• [Task brief]
Starting at the first line of the listing below, retype each line up to and including the one that contains "plt.rcParams['font.family'] = ['Liberation". Leave pictures out.

= = = = = = =

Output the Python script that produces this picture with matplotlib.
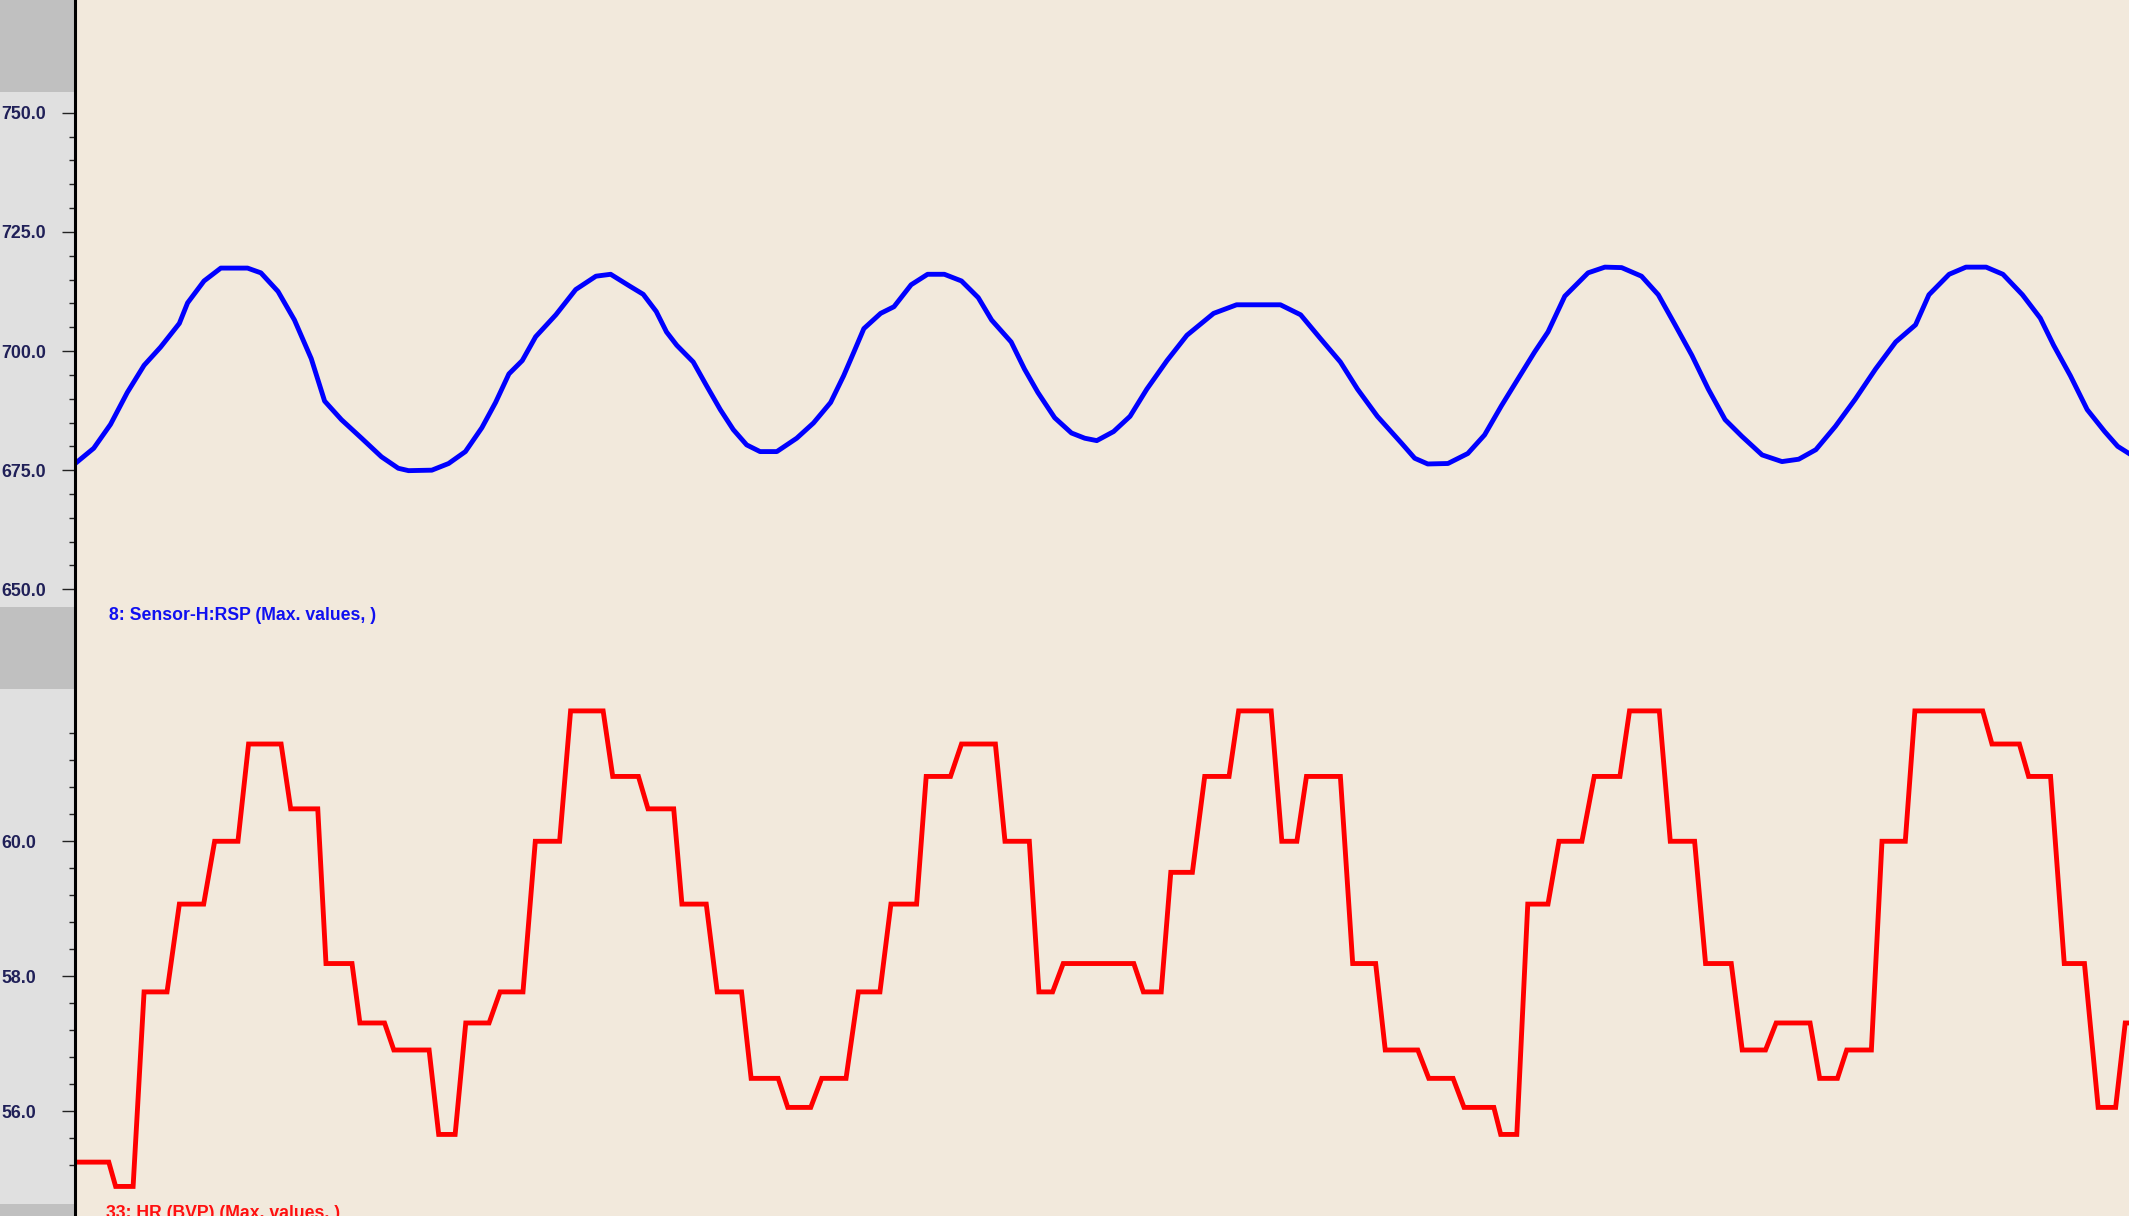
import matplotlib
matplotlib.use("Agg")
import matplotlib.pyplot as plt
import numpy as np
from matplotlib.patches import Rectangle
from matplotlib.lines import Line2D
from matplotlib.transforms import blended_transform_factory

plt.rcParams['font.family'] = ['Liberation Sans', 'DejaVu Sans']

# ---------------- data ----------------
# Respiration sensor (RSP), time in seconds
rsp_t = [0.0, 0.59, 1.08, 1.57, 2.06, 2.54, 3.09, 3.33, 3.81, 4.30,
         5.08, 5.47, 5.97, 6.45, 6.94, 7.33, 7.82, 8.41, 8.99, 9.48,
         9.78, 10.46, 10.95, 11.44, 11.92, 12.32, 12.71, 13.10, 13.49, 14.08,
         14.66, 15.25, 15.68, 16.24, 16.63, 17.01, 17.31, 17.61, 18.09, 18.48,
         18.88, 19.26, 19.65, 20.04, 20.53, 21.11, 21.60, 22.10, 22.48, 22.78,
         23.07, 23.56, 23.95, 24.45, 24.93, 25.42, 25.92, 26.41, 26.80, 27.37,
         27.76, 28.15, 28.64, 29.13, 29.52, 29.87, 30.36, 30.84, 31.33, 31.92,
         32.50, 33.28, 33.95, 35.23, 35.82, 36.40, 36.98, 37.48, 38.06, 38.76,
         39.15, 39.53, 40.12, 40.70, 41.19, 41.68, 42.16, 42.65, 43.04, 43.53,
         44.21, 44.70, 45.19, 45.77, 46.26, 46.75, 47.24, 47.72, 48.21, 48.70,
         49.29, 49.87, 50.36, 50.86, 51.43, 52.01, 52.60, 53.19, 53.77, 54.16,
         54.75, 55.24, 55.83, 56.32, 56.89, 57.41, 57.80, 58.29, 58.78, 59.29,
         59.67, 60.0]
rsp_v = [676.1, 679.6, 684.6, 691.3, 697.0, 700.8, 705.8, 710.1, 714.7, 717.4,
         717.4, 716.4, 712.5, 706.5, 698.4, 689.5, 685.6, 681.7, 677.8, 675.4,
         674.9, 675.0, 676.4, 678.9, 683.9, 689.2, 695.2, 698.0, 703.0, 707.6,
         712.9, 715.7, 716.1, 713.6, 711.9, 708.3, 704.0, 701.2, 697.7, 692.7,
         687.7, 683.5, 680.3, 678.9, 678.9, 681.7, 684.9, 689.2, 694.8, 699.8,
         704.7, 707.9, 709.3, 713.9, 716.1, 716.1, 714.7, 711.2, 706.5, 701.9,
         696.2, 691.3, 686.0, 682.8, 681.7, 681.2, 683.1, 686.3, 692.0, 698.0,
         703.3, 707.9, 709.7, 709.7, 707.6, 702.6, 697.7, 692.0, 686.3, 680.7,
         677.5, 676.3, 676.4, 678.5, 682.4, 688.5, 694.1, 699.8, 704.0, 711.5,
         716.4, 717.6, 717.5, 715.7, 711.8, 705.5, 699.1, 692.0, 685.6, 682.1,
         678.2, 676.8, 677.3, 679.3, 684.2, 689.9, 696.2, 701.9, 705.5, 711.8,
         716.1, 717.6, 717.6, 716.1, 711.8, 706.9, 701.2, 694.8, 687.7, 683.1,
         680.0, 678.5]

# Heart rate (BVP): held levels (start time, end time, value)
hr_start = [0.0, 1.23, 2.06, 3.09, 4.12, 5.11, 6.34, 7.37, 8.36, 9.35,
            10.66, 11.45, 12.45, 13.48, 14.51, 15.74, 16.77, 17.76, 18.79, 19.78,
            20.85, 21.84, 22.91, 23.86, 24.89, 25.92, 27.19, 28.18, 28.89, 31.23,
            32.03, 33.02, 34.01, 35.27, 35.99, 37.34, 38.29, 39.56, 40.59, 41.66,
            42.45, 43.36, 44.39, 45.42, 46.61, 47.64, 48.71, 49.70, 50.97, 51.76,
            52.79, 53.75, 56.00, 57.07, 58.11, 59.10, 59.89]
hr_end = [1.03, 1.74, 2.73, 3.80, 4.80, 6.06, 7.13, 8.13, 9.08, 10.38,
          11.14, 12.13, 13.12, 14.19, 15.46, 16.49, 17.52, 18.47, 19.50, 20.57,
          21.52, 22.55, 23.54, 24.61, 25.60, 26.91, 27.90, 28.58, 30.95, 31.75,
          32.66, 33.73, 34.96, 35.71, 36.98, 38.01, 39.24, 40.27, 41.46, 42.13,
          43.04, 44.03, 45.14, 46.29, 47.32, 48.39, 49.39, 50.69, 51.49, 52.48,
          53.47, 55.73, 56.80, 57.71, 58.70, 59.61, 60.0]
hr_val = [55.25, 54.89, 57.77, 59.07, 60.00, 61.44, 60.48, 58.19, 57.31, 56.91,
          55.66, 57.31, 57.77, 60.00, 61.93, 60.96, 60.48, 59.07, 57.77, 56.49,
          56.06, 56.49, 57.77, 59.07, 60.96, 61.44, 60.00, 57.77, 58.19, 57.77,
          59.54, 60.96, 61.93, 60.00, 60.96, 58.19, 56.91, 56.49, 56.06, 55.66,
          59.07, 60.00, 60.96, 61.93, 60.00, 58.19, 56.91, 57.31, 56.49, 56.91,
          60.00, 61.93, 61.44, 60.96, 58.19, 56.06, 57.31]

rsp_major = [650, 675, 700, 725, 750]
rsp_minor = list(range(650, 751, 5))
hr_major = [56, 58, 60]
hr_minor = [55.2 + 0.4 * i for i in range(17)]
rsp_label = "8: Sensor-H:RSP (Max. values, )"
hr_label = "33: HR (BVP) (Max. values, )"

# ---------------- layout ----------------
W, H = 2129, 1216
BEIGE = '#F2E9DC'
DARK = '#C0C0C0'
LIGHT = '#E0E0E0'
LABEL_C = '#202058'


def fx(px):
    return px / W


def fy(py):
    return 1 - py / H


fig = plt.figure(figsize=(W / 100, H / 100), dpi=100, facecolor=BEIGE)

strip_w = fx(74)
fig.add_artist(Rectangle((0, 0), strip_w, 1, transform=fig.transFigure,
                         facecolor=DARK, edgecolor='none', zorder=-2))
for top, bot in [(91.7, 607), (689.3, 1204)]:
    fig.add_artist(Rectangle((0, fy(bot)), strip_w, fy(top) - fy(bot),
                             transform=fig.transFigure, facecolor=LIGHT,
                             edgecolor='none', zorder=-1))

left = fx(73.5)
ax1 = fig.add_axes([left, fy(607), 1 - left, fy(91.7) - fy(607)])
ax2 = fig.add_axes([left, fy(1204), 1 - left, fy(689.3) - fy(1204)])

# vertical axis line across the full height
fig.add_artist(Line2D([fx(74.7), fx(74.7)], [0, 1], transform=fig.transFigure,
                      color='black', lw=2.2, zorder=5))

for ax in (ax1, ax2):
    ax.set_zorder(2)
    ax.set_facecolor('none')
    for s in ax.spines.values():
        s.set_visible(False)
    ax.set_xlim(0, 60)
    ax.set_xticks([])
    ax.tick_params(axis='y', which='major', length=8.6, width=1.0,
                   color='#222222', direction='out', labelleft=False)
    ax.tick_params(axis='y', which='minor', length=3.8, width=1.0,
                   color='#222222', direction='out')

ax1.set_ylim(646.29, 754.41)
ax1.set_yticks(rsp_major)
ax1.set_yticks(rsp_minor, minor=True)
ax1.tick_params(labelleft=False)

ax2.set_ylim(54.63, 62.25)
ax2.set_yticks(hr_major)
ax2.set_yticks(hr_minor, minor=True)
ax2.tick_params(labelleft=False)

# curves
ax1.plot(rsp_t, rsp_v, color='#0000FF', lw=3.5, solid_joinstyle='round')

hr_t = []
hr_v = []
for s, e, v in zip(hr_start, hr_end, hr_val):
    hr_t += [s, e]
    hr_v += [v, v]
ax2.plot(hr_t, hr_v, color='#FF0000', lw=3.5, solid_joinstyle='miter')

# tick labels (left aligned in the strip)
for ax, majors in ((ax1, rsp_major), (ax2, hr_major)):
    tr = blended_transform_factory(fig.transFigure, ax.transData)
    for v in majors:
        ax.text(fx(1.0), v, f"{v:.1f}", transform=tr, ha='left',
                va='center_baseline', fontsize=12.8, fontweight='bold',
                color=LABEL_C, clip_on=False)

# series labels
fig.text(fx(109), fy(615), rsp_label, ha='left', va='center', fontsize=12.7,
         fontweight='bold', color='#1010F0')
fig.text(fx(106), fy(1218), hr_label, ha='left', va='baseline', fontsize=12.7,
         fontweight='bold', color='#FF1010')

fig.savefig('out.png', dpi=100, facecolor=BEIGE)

= = = = = = =

• [Answer below]
Output the Python script that produces this picture with matplotlib.
import matplotlib
matplotlib.use("Agg")
import matplotlib.pyplot as plt
import numpy as np
from matplotlib.patches import Rectangle
from matplotlib.lines import Line2D
from matplotlib.transforms import blended_transform_factory

plt.rcParams['font.family'] = ['Liberation Sans', 'DejaVu Sans']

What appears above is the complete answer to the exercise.